For dinner, I would eat a meat (grilled steak, chicken, or fish), a vegetable and a fruit salad. Prior to this, I would eat similarly but would include bread, pasta and other things that drove up the calories. I would also drink wine, tea or a beer before but with my new diet I drank water instead.
For snacks, I ate a Powerbar after I cycled. At night (while watching TV), I ate Pistachio nuts instead of chips. I would sometimes overdo it with the nuts, they are addicting!
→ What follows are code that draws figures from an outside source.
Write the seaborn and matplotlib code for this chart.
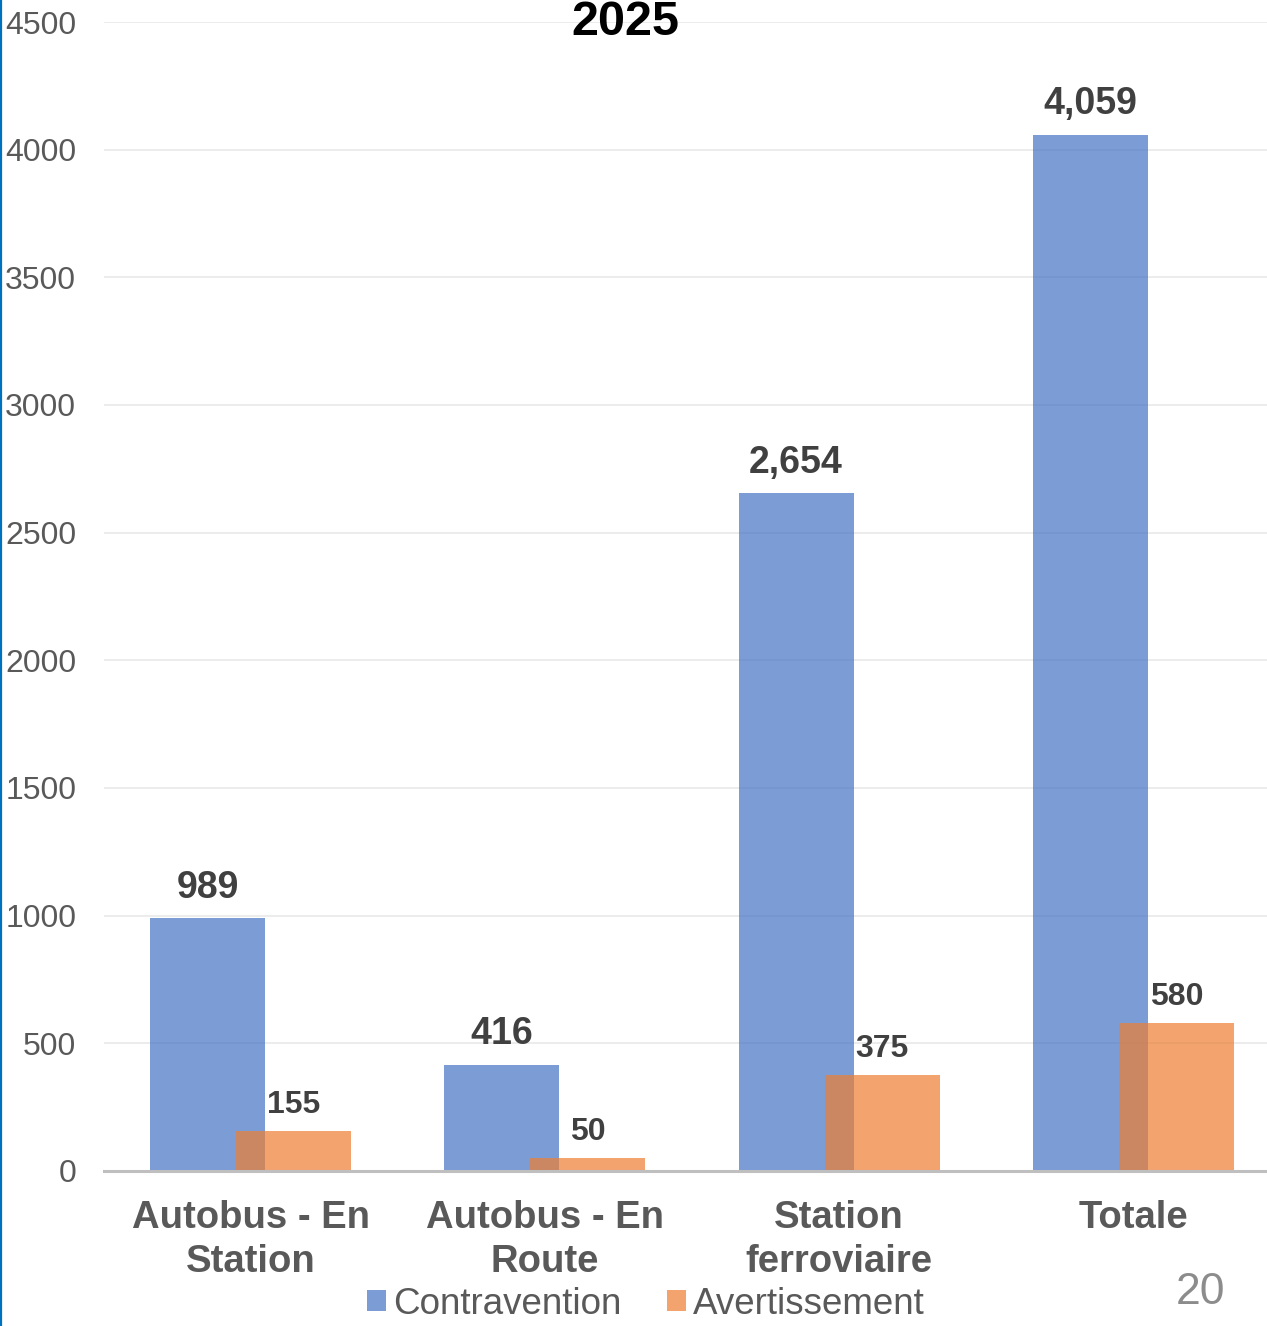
import matplotlib
matplotlib.use("Agg")
import matplotlib.pyplot as plt
from matplotlib.patches import Patch
from matplotlib.lines import Line2D
import seaborn as sns
import numpy as np
import pandas as pd

# Data
categories = ["Autobus - En\nStation", "Autobus - En\nRoute", "Station\nferroviaire", "Totale"]
contravention = [989, 416, 2654, 4059]
avertissement = [155, 50, 375, 580]
series_names = ["Contravention", "Avertissement"]
title_text = "2025"
page_number = "20"

sns.set_theme(style="white")
plt.rcParams["font.family"] = ["Liberation Sans", "DejaVu Sans"]

W, H = 1267, 1326
fig = plt.figure(figsize=(W / 100, H / 100), dpi=100)
ax = fig.add_axes([104 / W, 1 - 1171 / H, 1 - 104 / W, (1171 - 22) / H])

blue = "#4472C4"
orange = "#ED7D31"
alpha = 0.7
offset = 0.146
bar_w = 0.391

idx = np.arange(len(categories))
df_c = pd.DataFrame({"x": idx - offset, "value": contravention})
df_a = pd.DataFrame({"x": idx + offset, "value": avertissement})

sns.barplot(data=df_c, x="x", y="value", native_scale=True, width=bar_w,
            color=blue, alpha=alpha, saturation=1, errorbar=None, ax=ax,
            linewidth=0, zorder=2)
sns.barplot(data=df_a, x="x", y="value", native_scale=True, width=bar_w,
            color=orange, alpha=alpha, saturation=1, errorbar=None, ax=ax,
            linewidth=0, zorder=3)

# Value labels
ax.bar_label(ax.containers[0], labels=[f"{v:,}" for v in contravention],
             padding=9, fontsize=27, fontweight="bold", color="#404040")
ax.bar_label(ax.containers[1], labels=[f"{v:,}" for v in avertissement],
             padding=8, fontsize=23, fontweight="bold", color="#404040")

# Axes styling
ax.set_xlim(-0.498, 3.454)
ax.set_ylim(0, 4500)
ax.set_yticks(np.arange(0, 4501, 500))
ax.set_yticklabels([str(v) for v in range(0, 4501, 500)])
ax.set_xticks(idx)
ax.set_xticklabels(categories, fontsize=27.5, fontweight="bold",
                   color="#595959", linespacing=1.27)
ax.tick_params(axis="y", labelsize=23, labelcolor="#595959", length=0, pad=20)
ax.tick_params(axis="x", length=0, pad=21)
ax.set_xlabel("")
ax.set_ylabel("")
ax.grid(axis="y", color="#EBEBEB", linewidth=1.3, zorder=0)
ax.grid(axis="x", visible=False)
ax.set_axisbelow(True)
for side in ["left", "right", "top"]:
    ax.spines[side].set_visible(False)
ax.spines["bottom"].set_color("#BFBFBF")
ax.spines["bottom"].set_linewidth(2.2)
ax.spines["bottom"].set_zorder(5)

# Title
fig.text(625 / W, 1 - 35 / H, title_text, ha="center", va="baseline",
         fontsize=35, fontweight="bold", color="black")

# Legend
handles = [Patch(facecolor=blue, alpha=alpha, edgecolor="none"),
           Patch(facecolor=orange, alpha=alpha, edgecolor="none")]
fig.legend(handles, series_names, loc="center", bbox_to_anchor=(646 / W, 1 - 1304 / H),
           ncol=2, frameon=False, fontsize=26.5, labelcolor="#595959",
           handlelength=0.5, handleheight=0.5, handletextpad=0.2,
           columnspacing=1.25, borderpad=0, borderaxespad=0)

# Page number
fig.text(1200 / W, 1 - 1304 / H, page_number, ha="center", va="baseline",
         fontsize=32, color="#8C8C8C")

# Left edge rule
fig.add_artist(Line2D([1 / W, 1 / W], [0, 1], transform=fig.transFigure,
                      color="#0070C0", linewidth=1.6))

fig.savefig("out.png", dpi=100)
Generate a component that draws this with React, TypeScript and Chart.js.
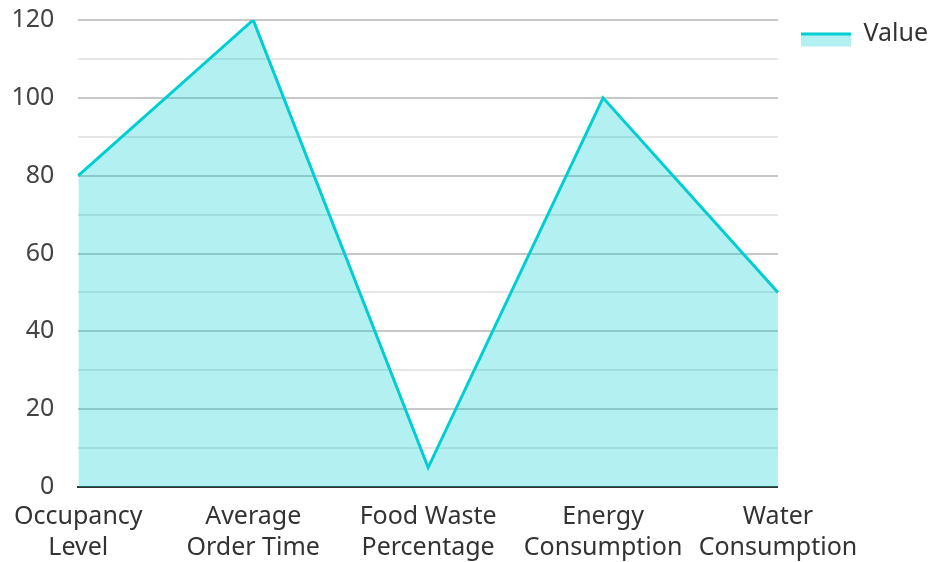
import React, { useEffect, useRef } from "react";
import { Chart, registerables } from "chart.js";

Chart.register(...registerables);

const categories: string[][] = [
  ["Occupancy", "Level"],
  ["Average", "Order Time"],
  ["Food Waste", "Percentage"],
  ["Energy", "Consumption"],
  ["Water", "Consumption"],
];
const seriesLabel = "Value";
const values = [80, 120, 5, 100, 50];
const yMin = 0;
const yMax = 120;
const yStep = 10;
const yLabelEvery = 20;

const LINE = "#00CED1";
const FILL = "rgba(0, 206, 209, 0.3)";
const FONT = "'Noto Sans', 'Open Sans', sans-serif";

// Legend swatch: a thick line over a light filled band, set a little below the text centre
function makeSwatch(): HTMLCanvasElement {
  const c = document.createElement("canvas");
  c.width = 63;
  c.height = 28;
  const g = c.getContext("2d")!;
  g.fillStyle = FILL;
  g.fillRect(13, 13, 50, 14);
  g.fillStyle = LINE;
  g.fillRect(13, 13, 50, 3);
  return c;
}

export default function App() {
  const ref = useRef<HTMLCanvasElement | null>(null);

  useEffect(() => {
    if (!ref.current) return;
    const swatch = makeSwatch();
    const chart = new Chart(ref.current, {
      type: "line",
      data: {
        labels: categories,
        datasets: [
          {
            label: seriesLabel,
            data: values,
            borderColor: LINE,
            backgroundColor: FILL,
            borderWidth: 3,
            fill: "origin",
            tension: 0,
            pointRadius: 0,
            pointHoverRadius: 0,
          },
        ],
      },
      options: {
        animation: false,
        responsive: true,
        maintainAspectRatio: false,
        layout: { padding: { left: 10, top: 11, right: -10, bottom: 0 } },
        plugins: {
          tooltip: { enabled: false },
          legend: {
            position: "right",
            align: "start",
            labels: {
              usePointStyle: true,
              pointStyleWidth: 63,
              boxHeight: 14,
              padding: 10,
              color: "#333",
              font: { family: FONT, size: 25 },
              generateLabels: (ch) =>
                ch.data.datasets.map((ds, i) => ({
                  text: ds.label as string,
                  fillStyle: FILL,
                  strokeStyle: LINE,
                  lineWidth: 0,
                  pointStyle: swatch as any,
                  hidden: false,
                  datasetIndex: i,
                  fontColor: "#333",
                })),
            },
          },
        },
        scales: {
          x: {
            offset: false,
            grid: { display: false, drawTicks: false },
            border: { display: true, color: "#333", width: 2 },
            ticks: {
              color: "#333",
              font: { family: FONT, size: 25, lineHeight: 1.25 },
              padding: 14,
              maxRotation: 0,
              autoSkip: false,
            },
            afterFit: (s: any) => {
              s.height = 75;
            },
          },
          y: {
            min: yMin,
            max: yMax,
            grid: {
              drawTicks: false,
              color: (ctx) =>
                ctx.tick && ctx.tick.value % yLabelEvery === 0 ? "#c8c8c8" : "#e6e6e6",
              lineWidth: 2,
            },
            border: { display: false },
            ticks: {
              stepSize: yStep,
              color: "#444",
              padding: 24,
              font: { family: FONT, size: 25 },
              callback: (v) => (Number(v) % yLabelEvery === 0 ? String(v) : ""),
            },
            afterFit: (s: any) => {
              s.width = 67;
              s.paddingTop = 20;
            },
          },
        },
      },
    });
    return () => chart.destroy();
  }, []);

  return (
    <div style={{ position: "fixed", left: 0, top: 0, width: 928, height: 562, background: "#fff" }}>
      <canvas ref={ref} />
    </div>
  );
}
On the weekends, I would still eat my favorite foods. This included pizza, hot wings, and hamburgers — washed down with a beer or two. I still counted my calories on the weekend but I would just try to consume no more than 2,200 net calories. I figured I would not gain any additional weight if I held to that and I could use the weekdays for losing weight. That worked pretty well.
In this little experiment, I accomplished my goal of riding 50 miles in 7 weeks rather than 8. I also rode an additional mile to match my age, making it 51 miles in under 4 hours on the bike. My speed increased dramatically on the bike. I started out riding about 12 MPH and I now average over 15 MPH.
I also lost weight. Starting at 195 pounds, I weighed 185 pounds the day I did the 51 mile ride. I am still eating better, working out and riding 3 times a week and hope to lose another 5 pounds. It would be great to stay between 180 and 182 pounds.
My wife has also taken an interest in cycling. About half way through my journey, she started riding a couple of times a week. Now we are biking about 60 miles a week together. Just like me, her endurance is getting better, her speed is getting faster, and she enjoys getting out there.
I hope this post inspires you to do something that places you outside of your comfort zone. If I can do it, so can you!